*** THE INPUT ***

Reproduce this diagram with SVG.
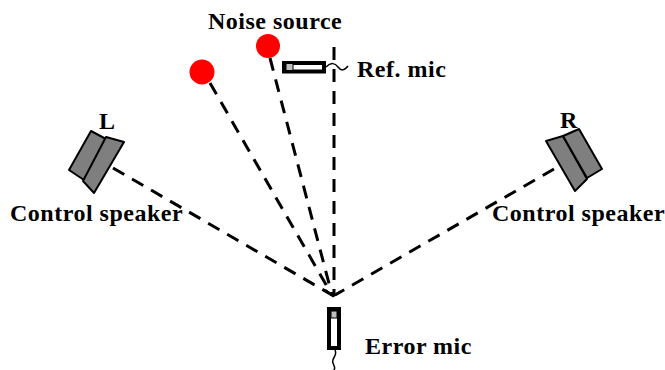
<svg xmlns="http://www.w3.org/2000/svg" width="665" height="370" viewBox="0 0 665 370">
<style>
.t{font-family:"Liberation Serif","Times New Roman",serif;font-weight:bold;font-size:24px;letter-spacing:.5px;fill:#000}
.d{fill:none;stroke:#000;stroke-width:3;stroke-dasharray:13 9}
.s{fill:#7f7f7f;stroke:#000;stroke-width:2;stroke-linejoin:round}
.w{fill:none;stroke:#000;stroke-width:1.500}
.g{fill:#bfbfbf;stroke:#000;stroke-width:1}
</style>
<rect width="665" height="370" fill="#fff"/>
<g id="connectors">
<path class="d" d="M334 47V296"/>
<path class="d" d="M270 58L332 295"/>
<path class="d" d="M210 83L332 295"/>
<path class="d" d="M113 168L332 295"/>
<path class="d" d="M554 169L335 295"/>
</g>
<g id="noise1"><circle cx="202" cy="72" r="12.500" fill="#f00"/></g>
<g id="noise2"><circle cx="268" cy="46" r="12" fill="#f00"/></g>
<text class="t" x="208" y="29">Noise source</text>
<g id="refmic">
<rect x="284" y="63" width="40" height="8.500" fill="#fff" stroke="#000" stroke-width="4"/>
<rect x="286" y="63.500" width="7" height="7" class="g"/>
<path class="w" d="M326 67C331 62 335 63 338 67S344 71 348 66"/>
<text class="t" x="357" y="77">Ref. mic</text>
</g>
<g id="speakerL">
<path class="s" d="M91 131L106 139L84 180L69 170Z"/>
<path class="s" d="M106 137L124 142L94 193L83 181Z"/>
<text class="t" x="99" y="129">L</text>
<text class="t" x="10" y="221">Control speaker</text>
</g>
<g id="speakerR">
<path class="s" d="M546 141L563 136L587 179L575 191Z"/>
<path class="s" d="M563 136L579 129L602 169L587 178Z"/>
<text class="t" x="560" y="128">R</text>
<text class="t" x="492" y="221">Control speaker</text>
</g>
<g id="errormic">
<rect x="329" y="309" width="10" height="39" fill="#fff" stroke="#000" stroke-width="4"/>
<rect x="331" y="311" width="6" height="7" class="g"/>
<path class="w" d="M335 350C338 356 331 358 333 363S335 368 334 370"/>
<path d="M325 290L333 296L342 291" fill="none" stroke="#000" stroke-width="2.500"/>
<text class="t" x="365" y="354">Error mic</text>
</g>
</svg>
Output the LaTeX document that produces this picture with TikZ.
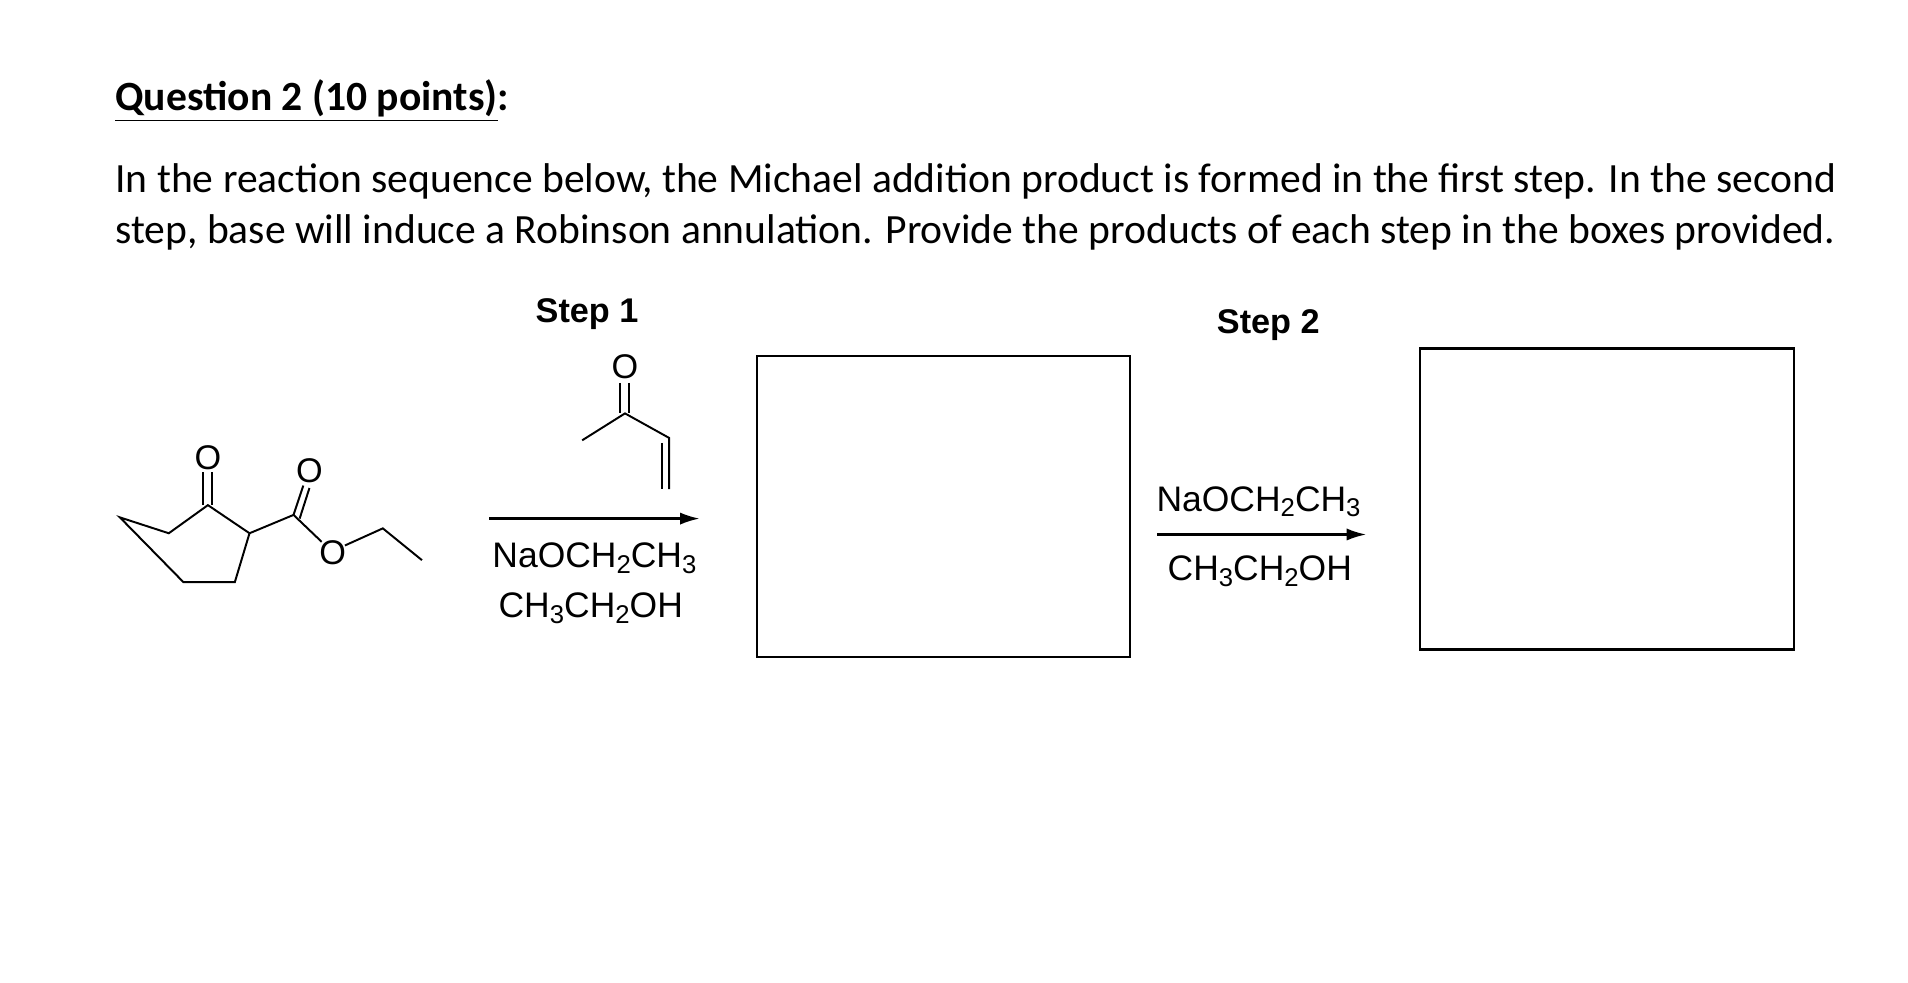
\documentclass[tikz,border=0pt]{standalone}
\usepackage{fontspec}
\setmainfont{Carlito}
\newfontfamily\arialf{Liberation Sans}
\newcommand{\sbs}[1]{\raisebox{-0.3ex}{\fontsize{10.5}{12}\selectfont #1}}
\begin{document}
\begin{tikzpicture}[x=0.5pt,y=-0.5pt,
  body/.style={anchor=base west,inner sep=0pt,font=\fontsize{17}{20}\selectfont},
  rea/.style={anchor=base,inner sep=0pt,font=\arialf\fontsize{14.5}{17}\selectfont},
  stp/.style={anchor=base,inner sep=0pt,font=\arialf\bfseries\fontsize{14}{17}\selectfont},
  bond/.style={line width=0.8pt},
  atom/.style={inner sep=0pt,font=\arialf\fontsize{14}{17}\selectfont},
  answer/.style={draw,line width=0.9pt},
  rxn/.style={line width=0.9pt,-{Latex[length=8pt,width=5pt]}}]
\useasboundingbox (0,0) rectangle (1560,803);
\usetikzlibrary{arrows.meta}
\node[body,font=\bfseries\fontsize{17}{20}\selectfont] (q) at (94,90) {\underline{Question 2 (10 points)}:};
\node[body] (l1) at (94,157) {In the reaction sequence below, the Michael addition product is formed in the first step. In the second};
\node[body] (l2) at (94,199) {step, base will induce a Robinson annulation. Provide the products of each step in the boxes provided.};
\node[stp] (s1) at (480,264) {Step 1};
\node[stp] (s2) at (1037,273) {Step 2};
% boxes
\draw[answer] (619,291) rectangle (924,537);
\draw[answer] (1161,285) rectangle (1467,531);
% arrows
\coordinate (a1s) at (400,424); \coordinate (a1e) at (572,424);
\draw[rxn] (a1s) -- (a1e);
\coordinate (a2s) at (946,437); \coordinate (a2e) at (1117,437);
\draw[rxn] (a2s) -- (a2e);
\node[rea] (r1) at (486,464) {NaOCH\sbs{2}CH\sbs{3}};
\node[rea] (r2) at (483,505) {CH\sbs{3}CH\sbs{2}OH};
\node[rea] (r3) at (1029,418) {NaOCH\sbs{2}CH\sbs{3}};
\node[rea] (r4) at (1030,475) {CH\sbs{3}CH\sbs{2}OH};
% molecule 1
\node[atom] (o1) at (170,374) {O};
\node[atom] (o2) at (253,385) {O};
\node[atom] (o3) at (272,452) {O};
\draw[bond] (98,423) -- (138,436) -- (170,413) -- (204,436) -- (192,476) -- (150,476) -- cycle;
\draw[bond] (166,413) -- (166,386);
\draw[bond] (173,413) -- (173,386);
\draw[bond] (204,436) -- (240,421);
\draw[bond] (240,421) -- (248,397);
\draw[bond] (245,424) -- (253,399);
\draw[bond] (240,421) -- (263,443);
\draw[bond] (282,446) -- (313,432) -- (345,458);
% butenone
\node[atom] (o4) at (511,300) {O};
\draw[bond] (507,313) -- (507,338);
\draw[bond] (514,313) -- (514,338);
\draw[bond] (476,360) -- (511,338) -- (547,358) -- (547,400);
\draw[bond] (541,362) -- (541,400);
\end{tikzpicture}
\end{document}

***

Pick out the lines that include the word "this" and write them out.

Reproduce this diagram with SVG.
Output the LaTeX document that produces this picture with TikZ.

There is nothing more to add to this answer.